Owner: Wynyard a victim of financial crisis
The new foreign owner of Wynyard’s crime-fighting software has said the Auckland-based technology company went broke because of a ’’financial crisis’’ in New Zealand.
Security software firm Wynyard Group is now in the final stages of being liquidated after its remaining crime-fighting software was purchased by Luxembourgbased technology fund Boundary Holding.
It has bought Wynyard’s brand and remaining software and intellectual property for an undisclosed sum. Wynyard went broke in October and the other major part of the company, which developed and sold business-risk management software, was sold in two parts to Australia’s Telstra and Torontobased company Resolver.

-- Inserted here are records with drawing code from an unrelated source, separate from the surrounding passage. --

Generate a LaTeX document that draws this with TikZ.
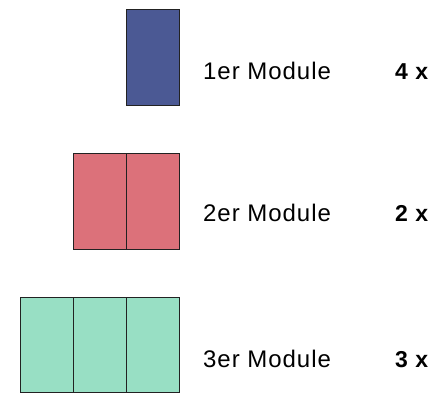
\documentclass[tikz,border=0pt]{standalone}
\usepackage{fontspec}
\setmainfont{Liberation Sans}
\newfontfamily\spaced[LetterSpace=4]{Liberation Sans}
\definecolor{modblue}{HTML}{4B5994}
\definecolor{modred}{HTML}{DC717A}
\definecolor{modgreen}{HTML}{98DFC4}
\definecolor{edge}{HTML}{222222}
\tikzset{
  cell/.style={draw=edge, line width=1pt},
  lbl/.style={anchor=base west, inner sep=0pt, font=\spaced\fontsize{24}{28}\selectfont},
  cnt/.style={anchor=base west, inner sep=0pt, font=\spaced\fontsize{23}{28}\selectfont\bfseries},
}
\begin{document}
\begin{tikzpicture}[x=1pt,y=-1pt]
\useasboundingbox (0,0) rectangle (442,393);
% row 1
\filldraw[cell, fill=modblue] (126,10) rectangle (179,105.5);
\node[lbl] (l1) at (203,79.5) {1er Module};
\node[cnt] (c1) at (395,79.5) {4 x};
% row 2
\filldraw[cell, fill=modred] (73,153.5) rectangle (126,249);
\filldraw[cell, fill=modred] (126,153.5) rectangle (179,249);
\node[lbl] (l2) at (203,222) {2er Module};
\node[cnt] (c2) at (395,222) {2 x};
% row 3
\filldraw[cell, fill=modgreen] (20,297.5) rectangle (73,392.5);
\filldraw[cell, fill=modgreen] (73,297.5) rectangle (126,392.5);
\filldraw[cell, fill=modgreen] (126,297.5) rectangle (179,392.5);
\node[lbl] (l3) at (203,367.5) {3er Module};
\node[cnt] (c3) at (395,367.5) {3 x};
\end{tikzpicture}
\end{document}
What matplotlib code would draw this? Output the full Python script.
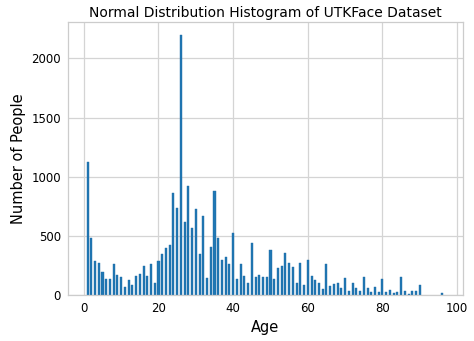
import matplotlib
matplotlib.use("Agg")
import matplotlib.pyplot as plt

ages = list(range(1, 91)) + [96]
counts = [
    1123, 482, 289, 273, 196, 131, 139, 263, 166, 156,
    65, 130, 81, 157, 177, 247, 158, 262, 98, 284,
    346, 395, 426, 859, 734, 2197, 615, 918, 570, 724,
    350, 664, 143, 409, 880, 483, 293, 325, 266, 526,
    132, 266, 157, 100, 440, 153, 170, 153, 148, 381,
    138, 232, 241, 353, 268, 236, 97, 271, 82, 293,
    161, 125, 103, 50, 259, 77, 94, 100, 56, 147,
    33, 98, 63, 32, 148, 58, 28, 69, 23, 133,
    22, 40, 18, 24, 155, 35, 10, 34, 33, 82,
    17,
]

title = "Normal Distribution Histogram of UTKFace Dataset"
xlabel = "Age"
ylabel = "Number of People"

plt.rcParams['font.family'] = ['DejaVu Sans']
fig = plt.figure(figsize=(4.74, 3.41), dpi=100)
ax = fig.add_axes([0.143, 0.135, 0.834, 0.80])
ax.set_axisbelow(True)
ax.grid(True, color='#d4d4d4', linewidth=0.9)
ax.bar(ages, counts, width=0.55, color='#1f77b4', edgecolor='#1f6aa5', linewidth=0.3)
ax.set_xlim(-4.3, 101.6)
ax.set_xticks([0, 20, 40, 60, 80, 100])
ax.set_yticks([0, 500, 1000, 1500, 2000])
for s in ax.spines.values():
    s.set_color('#cccccc')
    s.set_linewidth(0.9)
ax.tick_params(length=0, labelsize=8.5, pad=5)
ax.set_xlabel(xlabel, fontsize=10.5)
ax.set_ylabel(ylabel, fontsize=10.5)
ax.set_title(title, fontsize=10, pad=4)
fig.savefig("out.png", dpi=100)
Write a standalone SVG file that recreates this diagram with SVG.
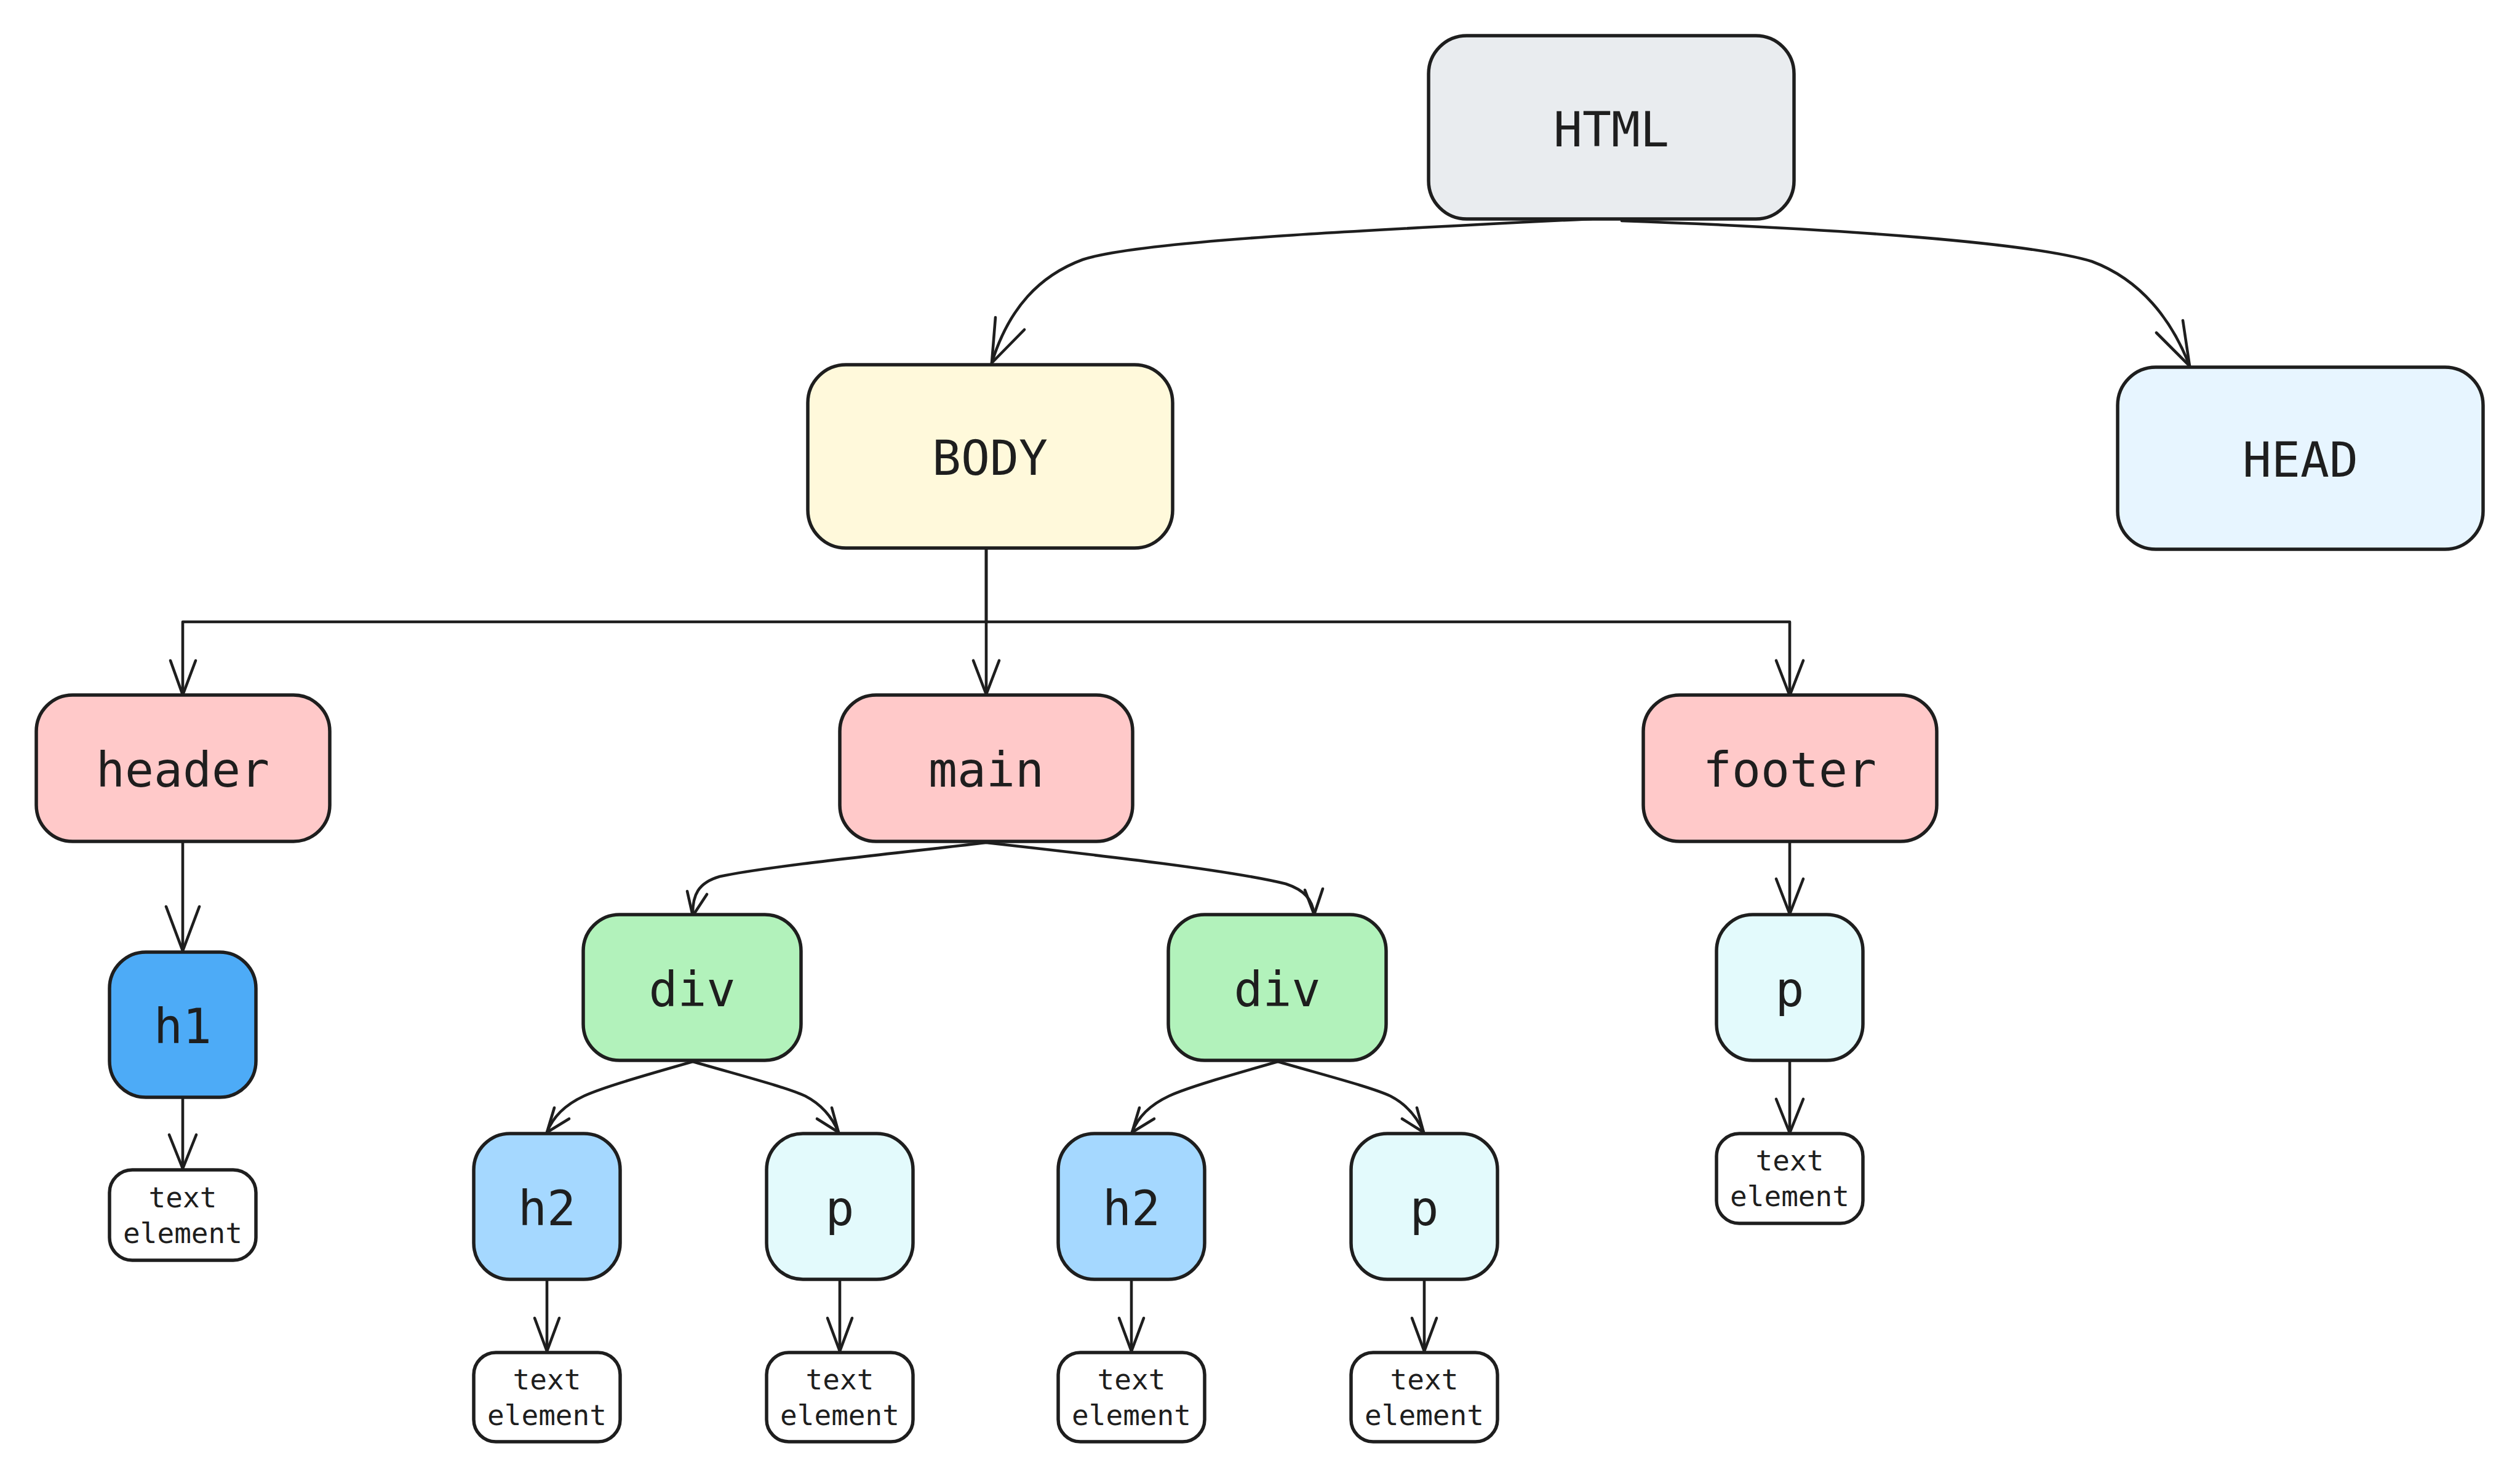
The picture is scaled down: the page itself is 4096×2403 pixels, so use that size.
<svg xmlns="http://www.w3.org/2000/svg" width="4096" height="2403" viewBox="0 0 4096 2403">
<style>
.n rect{stroke:#1e1e1e;stroke-width:5.5}
.l{font-family:"DejaVu Sans Mono","Liberation Mono",monospace;font-size:78px;fill:#1e1e1e;text-anchor:middle}
.s{font-size:46px}
.e{fill:none;stroke:#1e1e1e;stroke-width:4.6;stroke-linecap:round;stroke-linejoin:round}
</style>
<rect width="4096" height="2403" fill="#ffffff"/>
<g id="connectors">
<path class="e" d="M2603 355 C2200 375 1850 392 1760 422 C1690 448 1640 500 1612 590"/>
<path class="e" d="M1618 516 L1612 590 L1665 536"/>
<path class="e" d="M2636 359 C3000 372 3300 395 3400 425 C3480 455 3530 520 3559 595"/>
<path class="e" d="M3505 541 L3559 595 L3548 521"/>
<path class="e" d="M1603 891 V1011 H297 V1130"/>
<path class="e" d="M277 1074 L297 1130 L318 1074"/>
<path class="e" d="M1603 891 V1129"/>
<path class="e" d="M1582 1074 L1603 1129 L1624 1074"/>
<path class="e" d="M1603 1011 H2909 V1131"/>
<path class="e" d="M2887 1074 L2909 1131 L2931 1074"/>
<path class="e" d="M297 1368 V1546"/>
<path class="e" d="M270 1474 L297 1546 L324 1474"/>
<path class="e" d="M297 1784 V1900"/>
<path class="e" d="M275 1845 L297 1900 L319 1845"/>
<path class="e" d="M2909 1368 V1486"/>
<path class="e" d="M2887 1429 L2909 1486 L2931 1429"/>
<path class="e" d="M2909 1724 V1842"/>
<path class="e" d="M2887 1787 L2909 1842 L2931 1787"/>
<path class="e" d="M1603 1370 C1450 1388 1250 1408 1170 1425 C1135 1435 1125 1455 1126 1489"/>
<path class="e" d="M1117 1449 L1126 1489 L1149 1454"/>
<path class="e" d="M1603 1370 C1800 1392 2000 1415 2090 1437 C2120 1447 2133 1462 2136 1487"/>
<path class="e" d="M2121 1447 L2136 1487 L2150 1445"/>
<path class="e" d="M1126 1726 C1049 1748 979 1768 949 1782 C919 1796 899 1815 889 1841"/>
<path class="e" d="M901 1801 L889 1841 L925 1819"/>
<path class="e" d="M1126 1726 C1209 1750 1279 1768 1309 1782 C1334 1795 1352 1815 1363 1841"/>
<path class="e" d="M1352 1801 L1363 1841 L1328 1819"/>
<path class="e" d="M2077 1726 C2000 1748 1930 1768 1900 1782 C1870 1796 1850 1815 1840 1841"/>
<path class="e" d="M1852 1801 L1840 1841 L1876 1819"/>
<path class="e" d="M2077 1726 C2160 1750 2230 1768 2260 1782 C2285 1795 2303 1815 2314 1841"/>
<path class="e" d="M2303 1801 L2314 1841 L2279 1819"/>
<path class="e" d="M889 2080 V2197"/>
<path class="e" d="M869 2143 L889 2197 L909 2143"/>
<path class="e" d="M1365 2080 V2197"/>
<path class="e" d="M1345 2143 L1365 2197 L1385 2143"/>
<path class="e" d="M1839 2080 V2197"/>
<path class="e" d="M1819 2143 L1839 2197 L1859 2143"/>
<path class="e" d="M2315 2080 V2197"/>
<path class="e" d="M2295 2143 L2315 2197 L2335 2143"/>
</g>
<g id="node-html" class="n"><rect x="2322" y="58" width="594" height="298" rx="62" fill="#e9ecef"/><text class="l" x="2619" y="238">HTML</text></g>
<g id="node-body" class="n"><rect x="1313" y="593" width="593" height="298" rx="62" fill="#fff9db"/><text class="l" x="1609" y="772">BODY</text></g>
<g id="node-head" class="n"><rect x="3442" y="597" width="594" height="296" rx="62" fill="#e7f5ff"/><text class="l" x="3739" y="775">HEAD</text></g>
<g id="node-header" class="n"><rect x="59" y="1130" width="477" height="238" rx="59" fill="#ffc9c9"/><text class="l" x="297" y="1279">header</text></g>
<g id="node-main" class="n"><rect x="1365" y="1130" width="476" height="238" rx="59" fill="#ffc9c9"/><text class="l" x="1603" y="1279">main</text></g>
<g id="node-footer" class="n"><rect x="2671" y="1130" width="477" height="238" rx="59" fill="#ffc9c9"/><text class="l" x="2909" y="1279">footer</text></g>
<g id="node-h1" class="n"><rect x="178" y="1548" width="238" height="236" rx="59" fill="#4dabf7"/><text class="l" x="297" y="1696">h1</text></g>
<g id="node-div1" class="n"><rect x="948" y="1487" width="354" height="237" rx="59" fill="#b2f2bb"/><text class="l" x="1125" y="1636">div</text></g>
<g id="node-div2" class="n"><rect x="1899" y="1487" width="354" height="237" rx="59" fill="#b2f2bb"/><text class="l" x="2076" y="1636">div</text></g>
<g id="node-p-footer" class="n"><rect x="2790" y="1487" width="238" height="237" rx="59" fill="#e3fafc"/><text class="l" x="2909" y="1636">p</text></g>
<g id="node-h2a" class="n"><rect x="770" y="1843" width="238" height="237" rx="59" fill="#a5d8ff"/><text class="l" x="889" y="1992">h2</text></g>
<g id="node-pa" class="n"><rect x="1246" y="1843" width="238" height="237" rx="59" fill="#e3fafc"/><text class="l" x="1365" y="1992">p</text></g>
<g id="node-h2b" class="n"><rect x="1720" y="1843" width="238" height="237" rx="59" fill="#a5d8ff"/><text class="l" x="1839" y="1992">h2</text></g>
<g id="node-pb" class="n"><rect x="2196" y="1843" width="238" height="237" rx="59" fill="#e3fafc"/><text class="l" x="2315" y="1992">p</text></g>
<g id="node-text-h1" class="n"><rect x="178" y="1902" width="238" height="147" rx="37" fill="#ffffff"/><text class="l s" x="297"><tspan x="297" y="1963">text</tspan><tspan x="297" y="2021">element</tspan></text></g>
<g id="node-text-footer" class="n"><rect x="2790" y="1843" width="238" height="146" rx="37" fill="#ffffff"/><text class="l s" x="2909"><tspan x="2909" y="1903">text</tspan><tspan x="2909" y="1961">element</tspan></text></g>
<g id="node-text-h2a" class="n"><rect x="770" y="2199" width="238" height="145" rx="36" fill="#ffffff"/><text class="l s" x="889"><tspan x="889" y="2259">text</tspan><tspan x="889" y="2317">element</tspan></text></g>
<g id="node-text-pa" class="n"><rect x="1246" y="2199" width="238" height="145" rx="36" fill="#ffffff"/><text class="l s" x="1365"><tspan x="1365" y="2259">text</tspan><tspan x="1365" y="2317">element</tspan></text></g>
<g id="node-text-h2b" class="n"><rect x="1720" y="2199" width="238" height="145" rx="36" fill="#ffffff"/><text class="l s" x="1839"><tspan x="1839" y="2259">text</tspan><tspan x="1839" y="2317">element</tspan></text></g>
<g id="node-text-pb" class="n"><rect x="2196" y="2199" width="238" height="145" rx="36" fill="#ffffff"/><text class="l s" x="2315"><tspan x="2315" y="2259">text</tspan><tspan x="2315" y="2317">element</tspan></text></g>
</svg>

Boundary Holding plans to revive Wynyard’s website, which will be relaunched in three days.
A notice on the unfinished website said Wynyard went into voluntary administration in October ‘‘largely due to the financial crisis in the country’’, and that its new management promised to uphold its cultural identity.
Wynyard would be headquartered in Switzerland with research and development centres in India and New Zealand, the notice said.
Chief executive of Boundary Holding Rajat Khare said in the notice that Wynyard’s failure was not reflective of its potential.
KordaMentha partner Neale Jackson said all of Wynyard’s New Zealand based employees had been paid their preferred entitlements over the past month.
Wynyard’s investigation software has been used internationally by more than 50 agencies, including the Australian Federal Police, specialist operations in Britain and multination crime task forces in Asia.
In 2015 the Reserve Bank invested in the software to identify threats and reduce the risk of financial crime. It was also used by border protection agencies.
Police have said software originally supplied to them by Wynyard needs to be upgraded to meet their needs.
The website notice said Wynyard’s customers would be supported to maintain continuity. A new team of engineers would upgrade existing products and develop new ones, the notice said.